Most mainstream commentators say rates won’t go up until next year, at the earliest. The Bank, we’re told, will “look through” recent CPI rises. I accept that central bankers everywhere are nervous about upending extremely fragile financial markets. For many investors, on-going ultra-low rates, and ever more quantitative easing, are already priced-in. Unsettling those assumptions could cause a sudden, tumultuous, market reaction.

It now seems extremely likely, though, that the Bank’s forecast of a 2.8pc inflation peak in mid-2018 will soon be seriously overshot. The respected National Institute is forecasting a much higher 3.7pc inflation peak. The Old Lady, already behind the curve, risks being caught with napping.

More generally, long-standing negative real rates are penalizing not only ordinary savers but also institutional investors such as pension funds. Low bond yields mean that, to meet on-going obligations, such investors are forced to channel money into far risky financial assets, stoking another boom/bust cycle.

Negative real rates also squeezing banks’ profit margins, making them even less willing to lend. Far from encouraging growth, that slows activity. That’s why not City grandee Sir Martin Jacomb says rock-bottom rates are “causing great harm” to companies and households.

The influential Bank for International Settlements judges that monetary policy is “overburdened”, posing “a potential threat to financial stability”. US investment guru Bill Gross says “central bankers are threatening the engine of the economy by keeping interest rates too low for too long”, concluding “this cannot end well”.
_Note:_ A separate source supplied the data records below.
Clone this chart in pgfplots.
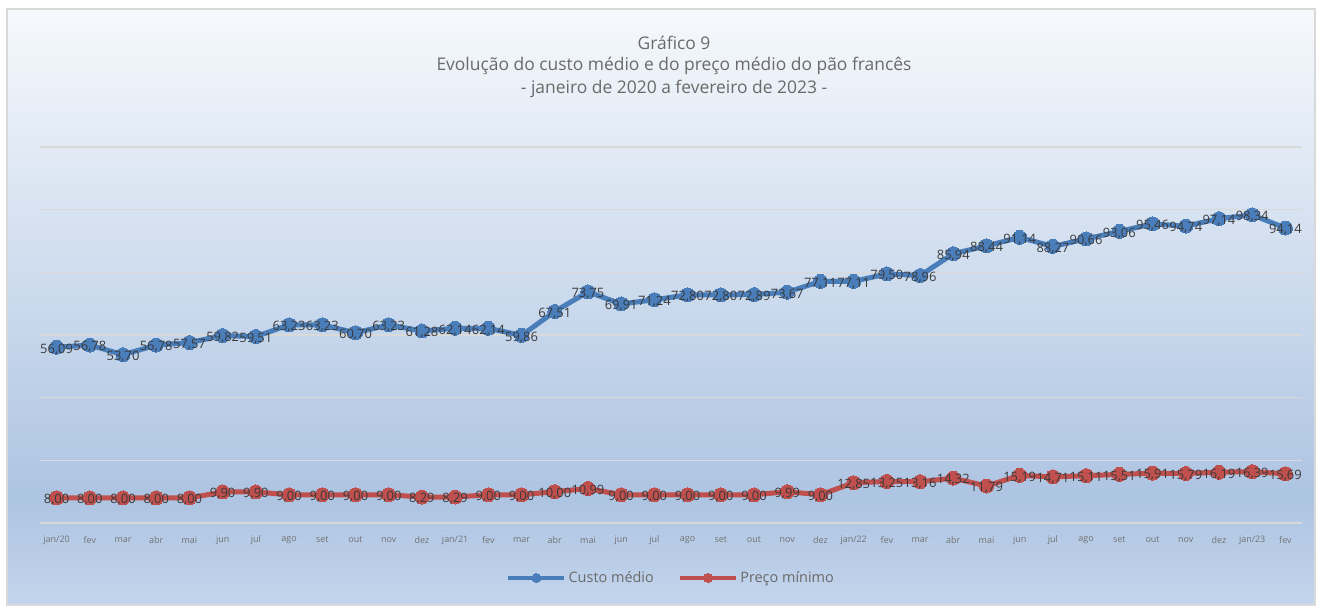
\documentclass[border=0pt]{standalone}
\usepackage{pgfplots}
\pgfplotsset{compat=1.18}
\usepackage{fontspec}
\setmainfont{Open Sans}
\definecolor{cblue}{HTML}{4A7EBB}
\definecolor{cred}{HTML}{C0504D}
\definecolor{lbl}{HTML}{595959}
\definecolor{dlbl}{HTML}{3A3A3A}
\definecolor{gridc}{HTML}{D9D9D9}
\definecolor{bgtop}{HTML}{F6F9FC}
\definecolor{bgmid}{HTML}{ADC4E2}
\definecolor{bgbot}{HTML}{C4D5EC}
\pgfdeclareverticalshading{bgshade}{100bp}{color(0bp)=(bgbot); color(25bp)=(bgbot); color(34bp)=(bgmid); color(75bp)=(bgtop); color(100bp)=(bgtop)}

\pgfplotstableread{
x custo preco
1 56.09 8.00
2 56.78 8.00
3 53.70 8.00
4 56.78 8.00
5 57.57 8.00
6 59.82 9.90
7 59.51 9.90
8 63.23 9.00
9 63.23 9.00
10 60.70 9.00
11 63.23 9.00
12 61.28 8.29
13 62.14 8.29
14 62.14 9.00
15 59.86 9.00
16 67.51 10.00
17 73.75 10.99
18 69.91 9.00
19 71.24 9.00
20 72.80 9.00
21 72.80 9.00
22 72.89 9.00
23 73.67 9.99
24 77.11 9.00
25 77.11 12.85
26 79.50 13.25
27 78.96 13.16
28 85.94 14.32
29 88.44 11.79
30 91.14 15.19
31 88.27 14.71
32 90.66 15.11
33 93.06 15.51
34 95.46 15.91
35 94.74 15.79
36 97.14 16.19
37 98.34 16.39
38 94.14 15.69
}\datatable

\begin{document}
\begin{tikzpicture}[x=1bp,y=1bp]
\useasboundingbox (0,0) rectangle (1320,608);
\fill[white] (0,0) rectangle (1320,608);
\shade[shading=bgshade, draw=gridc, line width=1.5bp] (7,3) rectangle (1315,599);
\node[font=\fontsize{17.5}{20}\selectfont, text=lbl!90] at (674,565) {Gráfico 9};
\node[font=\fontsize{17.5}{20}\selectfont, text=lbl!90] at (674,542) {Evolução do custo médio e do preço médio do pão francês};
\node[font=\fontsize{17.5}{20}\selectfont, text=lbl!90] at (674,519) {- janeiro de 2020 a fevereiro de 2023 -};
\begin{axis}[
  at={(40bp,85bp)}, anchor=south west, scale only axis,
  width=1262bp, height=376bp,
  xmin=0.5, xmax=38.5, ymin=0, ymax=120,
  ytick={0,20,...,120}, yticklabels={},
  ymajorgrids, grid style={gridc, line width=1.5bp},
  axis line style={draw=none},
  major tick length=0pt,
  xtick={1,...,38},
  xticklabels={jan/20,fev,mar,abr,mai,jun,jul,ago,set,out,nov,dez,jan/21,fev,mar,abr,mai,jun,jul,ago,set,out,nov,dez,jan/22,fev,mar,abr,mai,jun,jul,ago,set,out,nov,dez,jan/23,fev},
  xticklabel style={anchor=center, yshift=-17bp, font=\fontsize{9}{10}\selectfont, text=lbl!85},
  clip=false,
  legend style={at={(0.500,-0.146)}, anchor=center, draw=none, fill=none, legend columns=2, font=\fontsize{14.5}{18}\selectfont, text=lbl!90, /tikz/every even column/.append style={column sep=22bp}, inner sep=0pt},
  legend cell align=left,
  legend image code/.code={\draw[#1, line width=4.5bp, mark repeat=2, mark phase=2, mark size=4.5bp] plot coordinates {(0bp,0bp) (28bp,0bp) (56bp,0bp)};},
  lab/.style={draw=none, mark=none, forget plot,
    nodes near coords={\pgfmathprintnumber[fixed,fixed zerofill,precision=2,use comma,assume math mode=true]{\pgfplotspointmeta}},
    nodes near coords style={anchor=center, yshift=-2bp, font=\fontsize{13}{15}\selectfont, text=dlbl, inner sep=0pt}},
]
\addplot[cblue, line width=5bp, mark=*, mark size=7bp, mark options={fill=cblue, draw=cblue, line width=0pt}] table[x=x, y=custo] {\datatable};
\addlegendentry{Custo médio}
\addplot[cred, line width=5bp, mark=*, mark size=7bp, mark options={fill=cred, draw=cred, line width=0pt}] table[x=x, y=preco] {\datatable};
\addlegendentry{Preço mínimo}
\addplot[lab] table[x=x, y=custo] {\datatable};
\addplot[lab] table[x=x, y=preco] {\datatable};
\end{axis}
\end{tikzpicture}
\end{document}
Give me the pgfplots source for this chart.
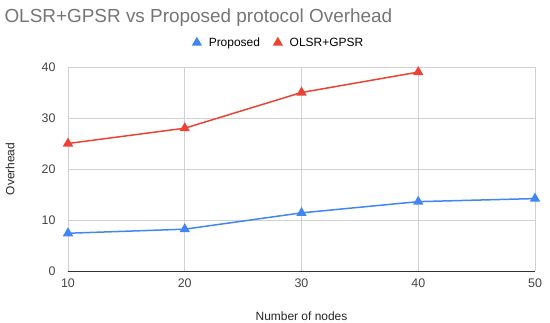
\documentclass[border=0pt]{standalone}
\usepackage{pgfplots}
\pgfplotsset{compat=1.18}
\usepackage{fontspec}
\setmainfont{Liberation Sans}
\definecolor{gblue}{HTML}{4285F4}
\definecolor{gred}{HTML}{EA4335}
\definecolor{ttl}{HTML}{757575}
\definecolor{tck}{HTML}{444444}
\definecolor{grd}{HTML}{D0D0D0}
\begin{document}
\begin{tikzpicture}
\path[use as bounding box] (-68bp,-52bp) rectangle (482bp,271bp);
\begin{axis}[
  scale only axis,
  width=467bp, height=204bp,
  xmin=10, xmax=50, ymin=0, ymax=40,
  xtick={10,20,30,40,50}, ytick={0,10,20,30,40},
  grid=major,
  major grid style={grd, line width=0.8bp},
  axis line style={draw=none},
  tick style={draw=none},
  ticklabel style={font=\fontsize{12.5}{14}\selectfont, text=tck},
  /pgf/number format/assume math mode=true,
  xticklabel style={yshift=-4bp},
  yticklabel style={xshift=-9bp},
  xlabel={Number of nodes},
  ylabel={Overhead},
  every axis x label/.style={at={(axis description cs:0.5,0)}, anchor=north, yshift=-37bp, font=\fontsize{12}{14}\selectfont, text=black!85},
  every axis y label/.style={at={(axis description cs:0,0.5)}, rotate=90, anchor=south, yshift=50bp, font=\fontsize{12}{14}\selectfont, text=black!85},
  legend style={draw=none, at={(0.452,1.0)}, anchor=south, yshift=15bp,
    font=\fontsize{12}{14}\selectfont, legend columns=2,
    /tikz/every even column/.append style={column sep=12bp}},
  legend image code/.code={\draw plot coordinates {(0bp,0bp)};},
  legend cell align=left,
  clip=false,
]
\draw[black!80, line width=1bp] (axis cs:10,0) -- (axis cs:50,0);
\addplot[gblue, line width=1.5bp, mark=triangle*, mark size=4.5bp, mark options={solid}]
  coordinates {(10,7.4) (20,8.2) (30,11.4) (40,13.6) (50,14.2)};
\addlegendentry{\hspace{6bp}Proposed}
\addplot[gred, line width=1.5bp, mark=triangle*, mark size=4.5bp, mark options={solid}]
  coordinates {(10,25) (20,28) (30,35) (40,39)};
\addlegendentry{\hspace{6bp}OLSR+GPSR}
\end{axis}
\node[anchor=west, text=ttl, font=\fontsize{19}{22}\selectfont] at (-67bp,253bp) {OLSR+GPSR vs Proposed protocol Overhead};
\end{tikzpicture}
\end{document}
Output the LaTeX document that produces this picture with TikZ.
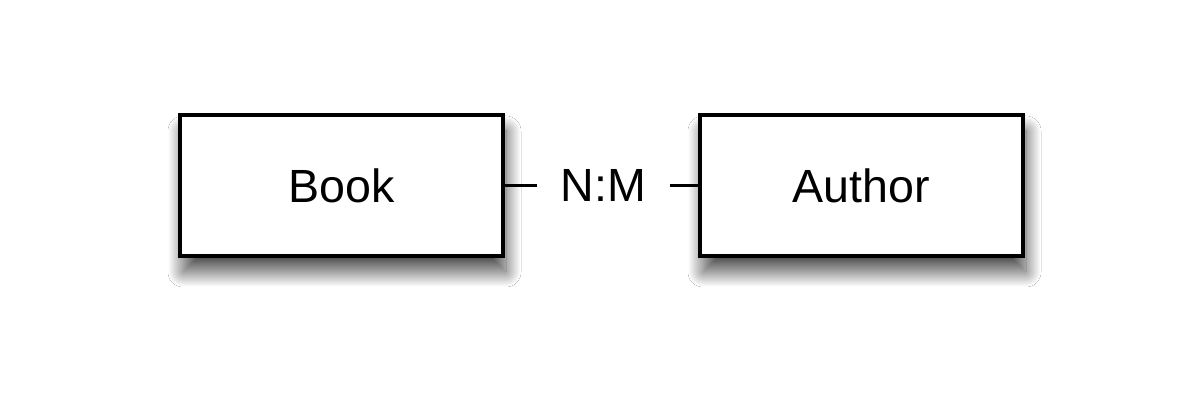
\documentclass[tikz,border=0pt]{standalone}
\usepackage{fontspec}
\setmainfont{Liberation Sans}
\usetikzlibrary{shadows.blur}
\begin{document}
\begin{tikzpicture}
\fill[white] (0,0) rectangle (24,8);
\useasboundingbox (0,0) rectangle (24,8);
\tikzset{
  entity/.style={draw=black, fill=white, line width=0.07cm,
    minimum width=6.46cm, minimum height=2.82cm, inner sep=0pt,
    font=\fontsize{26.5}{30}\selectfont,
    blur shadow={shadow xshift=0.06cm, shadow yshift=-0.32cm,
      shadow blur radius=0.3cm, shadow blur steps=30, shadow opacity=70}},
  rel/.style={inner xsep=0.46cm, inner ysep=0pt, font=\fontsize{26.5}{30}\selectfont},
  conn/.style={draw=black, line width=0.07cm}
}
\node[entity] (book) at (6.83,4.29) {Book};
\node[entity] (author) at (17.23,4.29) {Author};
\node[rel] (nm) at (12.07,4.29) {N:M};
\draw[conn] (book.east) -- (nm.west);
\draw[conn] (nm.east) -- (author.west);
\end{tikzpicture}
\end{document}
Last week, the US Federal Reserve sought to head off inflation with a third interest rate rise since the 2008 financial crash and the second in three months – taking America’s base rate to 1pc. What’s now desperately needed, as this column has written before, is for the US, Japan, the Eurozone and Britain to get together and agree to a coordinated rate rise – to signal the start of a return to normality.

The Federal Reserve has just marked the turning of the global interest rate cycle. Working with other central banks, and advocating a joint-rise if possible, the UK should now reciprocate.